Myślę, że Bruegel, malując taką postać – niezgodną z typami ikonograficznymi postaci królewskiej – chciał ukazać karykaturę króla. Króla samozwańczego, który sięgnął po władzę z powodu własnej pychy, takiej pychy, która stanowiła siłę napędową dla budowniczych wielkiej wieży Babel. Sięgnął po władzę, niczym opisywany w Księdze Rodzaju Pan, który dozwala lub zabrania, skupia lub rozprasza.
Wokół groteskowego króla tłoczy się również groteskowy orszak. Kim są ci ludzie? Czy to uzbrojeni strażnicy wiodący zniewolonych? Stojąca po lewej stronie króla postać w żółtej szacie z pomocą włóczni (chyba) odgradza monarchę od znajdującego się za nim mężczyzny. Z prawej strony człowiek odziany na czerwono (i również uzbrojony) ogranicza ruch pochodu. Po doliczeniu ariergardy okazuje się, że więcej jest tu ludzi strzegących niż strzeżonych. A dokąd oni idą?! W kierunku bloków skalnych, a dalej ku morzu! Nieważny jest tu sens zdarzeń, tu chodzi jedynie o zadośćuczynienie ludzkiej pysze. Zwykli robotnicy zajęci wzmożoną pracą nawet nie zauważają idących. Nie rozpoznają rzekomej godności; ich zachowanie stanowi pewną przeciwwagę dla napuszonej i groteskowej pseudo-wzniosłości.

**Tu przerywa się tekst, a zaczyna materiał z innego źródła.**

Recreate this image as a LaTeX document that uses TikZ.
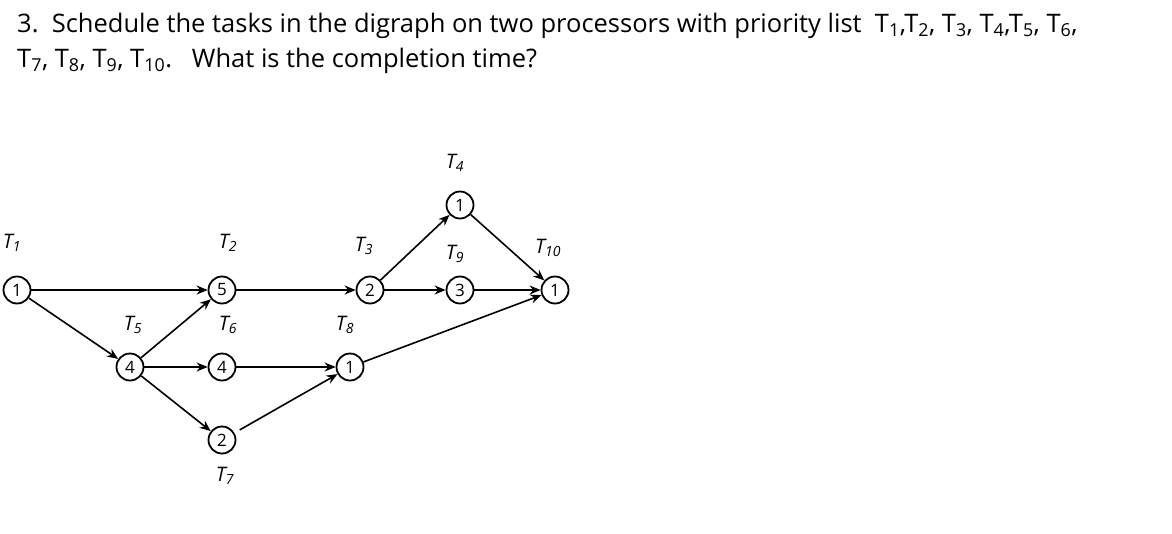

Można z kolei przypuszczać, że ci, którzy znaleźli się na drodze orszaku, zostali zmuszeni (jeśli nie siłą, to sytuacją) do oddawania czci dziwacznemu królowi. Ta cześć wygląda jak latreia, a zatem cześć należna tylko Bogu. Stojąca obok króla postać w czerni gestem i mimiką sugeruje śmieszność zaistniałej sytuacji: człowiek sięgający po władzę Boską może co najwyżej zmusić otoczenie do okazywania czci, ale tak naprawdę okrywa się śmiesznością. Bruegel, malując ten obraz w roku 1563, z całą pewnością nie miał na celu wyśmiania władzy monarszej jako takiej. Żył w Europie, gdzie władza królewska była jedyną, oczywistą formą władzy – władzy, która pochodziła od Boga. A zatem władza owa była legitymizowana przez Boga. Zarówno Bosch i Bruegel to malarze ukazujący przeciwieństwa cnót – przywary, które czynią ludzi istotami podobnymi do siebie nawzajem i nieustannie zabieganymi. A zatem uważam, że jest to przedstawienie oparte na biblijnym tekście, a jego tematem głównym jest superbia – pycha. Wyśmiana zostaje nie prawdziwa, godna powagi i majestatu królewskość, ale fałszywa, oparta na pysze groteskowa władza prowadząca do zniewolenia i śmieszności. Obraz Bruegela należał do kolekcji króla Czech i Węgier, a następnie cesarza Rzymskiego Narodu Niemieckiego Rudolfa II Habsburga. Być może Rudolf II – król, a po śmierci swojego ojca Maksymiliana II – cesarz, sącząc z  wolna wino i patrząc na imponujące dzieło, mówił: „Uchroń mnie, Panie, przed pychą, która czyni człowieka i króla śmiesznym w oczach Boga i ludzi”.